Tomkow quel 16 novembre entrò nel piccolo appartamento dell’ex in stradone Luzi a Vetralla e dopo aver bevuto un’intera bottiglia di vodka scadente compratala supermercato si procurò nastro adesivo e benzina. E quando il piccolo, di ritorno da scuola, varcò la porta di casa lo colpì e per farlo smettere di urlare gli chiuse bocca e occhi con il nastro da pacchi. Non soddisfatto del lavoro lo pugnalò quattro volte con un coltello da cucina provocandogli ferite mortali. Matias è morto per soffocamento e per le coltellate arrivate al cuore. A lavoro finito prese il corpo del piccolo e lo nascose nel cassettone del letto, cospargendo tutto l’appartamento di benzina. E stordito da alcol e fumi del carburante svenne nella soffitta, dove si era rifugiato con un accendino in mano.

Durante i due gradi di giudizio la difesa dell’assassino, più volte, aveva provato a sostenere un’altra ricostruzione a chiedere almeno le attenuanti generiche, che gli avrebbero evitato il carcere a vita. «Sull’aggressione omicidiaria, ammessa anche dall’imputato, la difesa - spiegano i giudici della Corte d’Assise d’Appello - ha proposto una ricostruzione non priva di suggestione.

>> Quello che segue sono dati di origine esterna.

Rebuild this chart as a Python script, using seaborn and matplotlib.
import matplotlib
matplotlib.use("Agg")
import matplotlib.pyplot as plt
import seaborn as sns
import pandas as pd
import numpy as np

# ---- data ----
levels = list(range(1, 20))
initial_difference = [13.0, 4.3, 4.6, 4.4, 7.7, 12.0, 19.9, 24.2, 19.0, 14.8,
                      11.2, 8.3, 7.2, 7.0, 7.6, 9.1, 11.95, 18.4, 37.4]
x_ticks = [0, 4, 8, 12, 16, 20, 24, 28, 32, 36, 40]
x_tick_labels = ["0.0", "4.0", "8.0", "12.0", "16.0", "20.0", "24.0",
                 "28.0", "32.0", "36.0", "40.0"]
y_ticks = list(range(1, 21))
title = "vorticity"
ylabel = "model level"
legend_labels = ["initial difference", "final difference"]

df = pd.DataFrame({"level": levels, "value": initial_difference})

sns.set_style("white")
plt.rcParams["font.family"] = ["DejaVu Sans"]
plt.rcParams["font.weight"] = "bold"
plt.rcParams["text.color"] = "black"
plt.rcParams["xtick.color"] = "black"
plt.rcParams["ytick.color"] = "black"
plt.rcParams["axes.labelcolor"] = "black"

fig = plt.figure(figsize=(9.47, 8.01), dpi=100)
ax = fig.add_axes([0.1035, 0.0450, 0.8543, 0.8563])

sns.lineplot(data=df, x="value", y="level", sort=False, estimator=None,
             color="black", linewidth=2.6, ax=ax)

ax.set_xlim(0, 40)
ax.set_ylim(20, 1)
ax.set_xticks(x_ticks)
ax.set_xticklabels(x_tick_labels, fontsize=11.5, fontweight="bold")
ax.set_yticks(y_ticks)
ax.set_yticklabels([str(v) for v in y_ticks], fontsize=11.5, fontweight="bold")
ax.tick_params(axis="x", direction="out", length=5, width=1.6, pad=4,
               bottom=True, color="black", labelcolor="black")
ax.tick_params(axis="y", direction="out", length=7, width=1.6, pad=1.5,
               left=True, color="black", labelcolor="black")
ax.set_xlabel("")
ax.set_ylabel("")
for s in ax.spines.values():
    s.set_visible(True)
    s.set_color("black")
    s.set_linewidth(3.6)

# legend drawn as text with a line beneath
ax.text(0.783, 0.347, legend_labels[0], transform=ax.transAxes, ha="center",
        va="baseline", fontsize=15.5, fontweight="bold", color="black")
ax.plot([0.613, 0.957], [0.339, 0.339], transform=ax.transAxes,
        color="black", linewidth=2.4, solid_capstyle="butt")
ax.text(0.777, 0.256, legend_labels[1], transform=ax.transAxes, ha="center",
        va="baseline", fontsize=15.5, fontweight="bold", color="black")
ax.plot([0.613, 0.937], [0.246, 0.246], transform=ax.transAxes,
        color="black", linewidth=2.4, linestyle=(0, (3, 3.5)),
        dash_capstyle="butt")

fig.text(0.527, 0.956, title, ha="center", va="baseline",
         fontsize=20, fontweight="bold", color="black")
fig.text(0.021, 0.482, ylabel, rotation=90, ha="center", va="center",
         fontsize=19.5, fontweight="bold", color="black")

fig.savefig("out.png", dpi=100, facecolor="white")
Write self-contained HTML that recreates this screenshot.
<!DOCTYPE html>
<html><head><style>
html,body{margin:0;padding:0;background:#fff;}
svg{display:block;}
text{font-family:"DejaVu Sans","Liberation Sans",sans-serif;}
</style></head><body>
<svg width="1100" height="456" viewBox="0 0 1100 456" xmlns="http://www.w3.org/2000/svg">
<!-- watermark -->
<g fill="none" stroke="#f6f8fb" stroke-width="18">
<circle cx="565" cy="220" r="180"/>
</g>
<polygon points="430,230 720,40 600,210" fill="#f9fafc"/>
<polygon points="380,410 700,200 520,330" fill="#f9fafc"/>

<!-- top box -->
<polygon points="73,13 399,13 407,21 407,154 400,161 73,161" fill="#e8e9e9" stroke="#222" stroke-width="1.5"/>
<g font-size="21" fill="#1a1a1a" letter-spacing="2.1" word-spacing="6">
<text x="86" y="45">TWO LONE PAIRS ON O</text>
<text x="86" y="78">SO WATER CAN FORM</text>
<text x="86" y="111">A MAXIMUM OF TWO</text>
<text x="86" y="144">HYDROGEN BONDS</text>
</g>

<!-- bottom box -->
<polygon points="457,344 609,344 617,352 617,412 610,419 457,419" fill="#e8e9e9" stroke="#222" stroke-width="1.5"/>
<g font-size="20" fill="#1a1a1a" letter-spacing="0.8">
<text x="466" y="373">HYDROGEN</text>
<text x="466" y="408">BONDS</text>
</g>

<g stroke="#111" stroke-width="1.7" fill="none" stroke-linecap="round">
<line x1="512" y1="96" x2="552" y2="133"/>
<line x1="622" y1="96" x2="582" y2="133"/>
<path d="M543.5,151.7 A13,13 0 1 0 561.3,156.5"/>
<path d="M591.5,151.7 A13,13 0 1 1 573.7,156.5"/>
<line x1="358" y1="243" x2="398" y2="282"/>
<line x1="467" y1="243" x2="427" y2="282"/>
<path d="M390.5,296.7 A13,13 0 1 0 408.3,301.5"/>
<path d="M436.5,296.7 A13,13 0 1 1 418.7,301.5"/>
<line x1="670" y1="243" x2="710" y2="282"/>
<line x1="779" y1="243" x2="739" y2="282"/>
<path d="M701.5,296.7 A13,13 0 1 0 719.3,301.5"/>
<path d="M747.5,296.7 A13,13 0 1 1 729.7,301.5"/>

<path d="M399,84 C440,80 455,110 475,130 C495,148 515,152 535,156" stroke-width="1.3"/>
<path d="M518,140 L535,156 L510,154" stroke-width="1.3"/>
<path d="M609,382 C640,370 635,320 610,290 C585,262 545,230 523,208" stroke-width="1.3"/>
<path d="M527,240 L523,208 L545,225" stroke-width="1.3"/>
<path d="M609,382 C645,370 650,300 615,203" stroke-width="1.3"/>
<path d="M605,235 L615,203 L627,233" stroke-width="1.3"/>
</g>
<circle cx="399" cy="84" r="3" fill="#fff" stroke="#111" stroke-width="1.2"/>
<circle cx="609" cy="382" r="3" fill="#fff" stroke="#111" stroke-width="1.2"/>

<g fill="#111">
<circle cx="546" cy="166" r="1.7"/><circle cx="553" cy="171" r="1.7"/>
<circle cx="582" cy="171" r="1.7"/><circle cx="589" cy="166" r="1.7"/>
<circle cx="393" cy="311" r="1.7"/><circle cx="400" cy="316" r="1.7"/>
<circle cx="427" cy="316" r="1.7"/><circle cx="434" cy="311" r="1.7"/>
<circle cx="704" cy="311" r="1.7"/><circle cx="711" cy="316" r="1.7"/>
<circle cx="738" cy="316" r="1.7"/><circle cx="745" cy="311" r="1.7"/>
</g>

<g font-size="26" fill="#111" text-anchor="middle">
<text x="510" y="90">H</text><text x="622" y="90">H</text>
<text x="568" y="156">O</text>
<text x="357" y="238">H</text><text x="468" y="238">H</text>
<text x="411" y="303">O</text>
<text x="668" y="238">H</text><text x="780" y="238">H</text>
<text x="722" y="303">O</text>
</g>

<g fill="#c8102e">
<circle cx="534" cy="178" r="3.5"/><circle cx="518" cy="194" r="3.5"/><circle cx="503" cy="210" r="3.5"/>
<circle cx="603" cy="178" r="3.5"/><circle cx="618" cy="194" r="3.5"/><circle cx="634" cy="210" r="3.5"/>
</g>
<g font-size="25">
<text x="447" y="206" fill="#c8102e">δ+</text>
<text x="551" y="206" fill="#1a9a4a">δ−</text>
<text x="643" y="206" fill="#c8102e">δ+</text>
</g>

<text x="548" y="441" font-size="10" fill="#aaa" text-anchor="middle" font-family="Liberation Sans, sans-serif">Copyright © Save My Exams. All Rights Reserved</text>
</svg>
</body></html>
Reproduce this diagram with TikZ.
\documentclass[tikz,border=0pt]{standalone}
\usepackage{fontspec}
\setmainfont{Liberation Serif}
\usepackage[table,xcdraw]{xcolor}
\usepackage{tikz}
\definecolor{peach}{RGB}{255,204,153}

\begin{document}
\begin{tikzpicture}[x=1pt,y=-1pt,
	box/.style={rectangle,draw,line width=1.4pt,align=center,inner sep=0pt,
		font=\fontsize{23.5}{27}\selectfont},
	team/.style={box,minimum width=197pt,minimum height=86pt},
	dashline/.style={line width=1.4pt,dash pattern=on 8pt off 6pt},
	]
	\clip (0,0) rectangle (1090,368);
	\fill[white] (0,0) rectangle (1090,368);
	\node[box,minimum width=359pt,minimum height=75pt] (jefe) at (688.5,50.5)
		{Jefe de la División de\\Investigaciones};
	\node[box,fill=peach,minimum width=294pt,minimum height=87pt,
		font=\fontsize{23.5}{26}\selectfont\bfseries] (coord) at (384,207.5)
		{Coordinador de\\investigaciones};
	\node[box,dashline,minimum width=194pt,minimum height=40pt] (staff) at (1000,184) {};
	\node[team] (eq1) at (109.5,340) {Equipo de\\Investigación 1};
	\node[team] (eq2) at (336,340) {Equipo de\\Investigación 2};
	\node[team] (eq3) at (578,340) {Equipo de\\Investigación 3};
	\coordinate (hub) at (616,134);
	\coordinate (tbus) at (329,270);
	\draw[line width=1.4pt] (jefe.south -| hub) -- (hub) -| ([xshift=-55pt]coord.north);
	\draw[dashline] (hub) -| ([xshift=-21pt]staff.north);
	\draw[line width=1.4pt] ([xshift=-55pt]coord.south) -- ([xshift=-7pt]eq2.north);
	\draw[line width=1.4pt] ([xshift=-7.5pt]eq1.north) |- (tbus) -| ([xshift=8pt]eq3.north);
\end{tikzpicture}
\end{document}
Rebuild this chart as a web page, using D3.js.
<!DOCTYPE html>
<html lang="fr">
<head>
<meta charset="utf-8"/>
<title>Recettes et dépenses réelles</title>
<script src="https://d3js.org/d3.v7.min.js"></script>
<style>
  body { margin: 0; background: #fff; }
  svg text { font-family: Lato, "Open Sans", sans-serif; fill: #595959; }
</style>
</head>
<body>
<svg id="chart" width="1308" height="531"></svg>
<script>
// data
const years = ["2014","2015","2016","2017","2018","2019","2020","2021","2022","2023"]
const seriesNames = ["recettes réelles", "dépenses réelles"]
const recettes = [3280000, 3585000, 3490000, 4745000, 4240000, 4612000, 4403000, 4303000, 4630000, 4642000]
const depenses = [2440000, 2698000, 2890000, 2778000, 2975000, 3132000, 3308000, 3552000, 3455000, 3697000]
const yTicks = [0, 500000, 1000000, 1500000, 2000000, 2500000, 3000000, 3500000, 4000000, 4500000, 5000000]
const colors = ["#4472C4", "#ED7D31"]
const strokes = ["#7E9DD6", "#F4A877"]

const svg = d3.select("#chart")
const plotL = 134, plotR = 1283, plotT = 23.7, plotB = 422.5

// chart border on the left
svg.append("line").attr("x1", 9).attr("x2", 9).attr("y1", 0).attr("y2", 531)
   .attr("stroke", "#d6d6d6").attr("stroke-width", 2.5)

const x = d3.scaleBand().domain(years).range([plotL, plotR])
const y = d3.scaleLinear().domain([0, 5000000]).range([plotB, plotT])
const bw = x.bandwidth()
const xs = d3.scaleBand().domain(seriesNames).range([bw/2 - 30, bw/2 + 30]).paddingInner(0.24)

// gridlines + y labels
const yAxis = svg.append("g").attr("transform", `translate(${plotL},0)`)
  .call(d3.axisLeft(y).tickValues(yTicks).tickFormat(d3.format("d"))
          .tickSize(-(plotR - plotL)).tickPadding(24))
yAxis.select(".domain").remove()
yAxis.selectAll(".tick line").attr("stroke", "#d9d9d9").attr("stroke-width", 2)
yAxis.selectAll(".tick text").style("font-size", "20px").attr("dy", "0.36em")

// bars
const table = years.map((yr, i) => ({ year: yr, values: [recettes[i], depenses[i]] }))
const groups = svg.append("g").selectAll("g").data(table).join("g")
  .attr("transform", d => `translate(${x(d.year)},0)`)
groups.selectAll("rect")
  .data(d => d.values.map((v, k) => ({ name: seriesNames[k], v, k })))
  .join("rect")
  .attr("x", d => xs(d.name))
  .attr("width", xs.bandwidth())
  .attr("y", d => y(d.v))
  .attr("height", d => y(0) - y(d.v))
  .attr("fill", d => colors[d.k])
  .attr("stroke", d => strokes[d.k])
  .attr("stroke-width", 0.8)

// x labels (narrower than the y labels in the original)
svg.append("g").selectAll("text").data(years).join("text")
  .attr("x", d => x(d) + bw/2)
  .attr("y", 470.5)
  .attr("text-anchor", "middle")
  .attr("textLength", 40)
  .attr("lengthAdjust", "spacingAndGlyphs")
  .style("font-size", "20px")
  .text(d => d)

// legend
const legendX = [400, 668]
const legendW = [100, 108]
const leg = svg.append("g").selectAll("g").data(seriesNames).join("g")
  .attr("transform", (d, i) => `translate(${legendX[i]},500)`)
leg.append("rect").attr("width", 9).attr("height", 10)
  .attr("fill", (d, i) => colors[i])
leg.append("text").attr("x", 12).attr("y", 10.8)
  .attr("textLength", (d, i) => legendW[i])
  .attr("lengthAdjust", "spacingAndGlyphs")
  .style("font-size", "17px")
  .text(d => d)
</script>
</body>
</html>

Va poi ricordato che la sola incensuratezza non può essere posta a fondamento della richiesta di attenuanti. Ad aggravare la situazione la tardiva e laconica manifestazione di pentimento e dispiacere dell’imputato al termine di due gradi di giudizio in cui il suo comportamento non è stato particolarmente meritorio, per questo non appare argomento sufficiente per l’elargizione le attenuanti».

Tomkow poco prima del verdetto definitivo aveva provato a chiedere perdono: «Sono dispiaciuto e non volevo che accadesse tutto questo». Parole che per i giudici non sono state sufficienti. Il manovale albanese resterà in carcere a vita. Quella della Corte d’Assise d’Appello di Roma è il verdetto definitivo, non è stato presentato nessun ricorso in Cassazione e la sentenza è divenuta irrevocabile a novembre scorso. Tomkow non ha ottenuto nessuno sconto di pena, da quanto aveva stabilito il Tribunale di Viterbo che nelle sue motivazioni aveva fin da subito delineato un confine difficile da superare. «La condotta tenuta - avevano spiegato i giudici della Corte d’Assise di Viterbo - desta certamente ripugnanza e appare spregevole e vile, l’imputato ha inveito contro il proprio figlio, un bambino di 11 anni solo in casa, infierendo in maniera reiterata e provocandogli una morte non immediata e densa di sofferenze fisica e morale».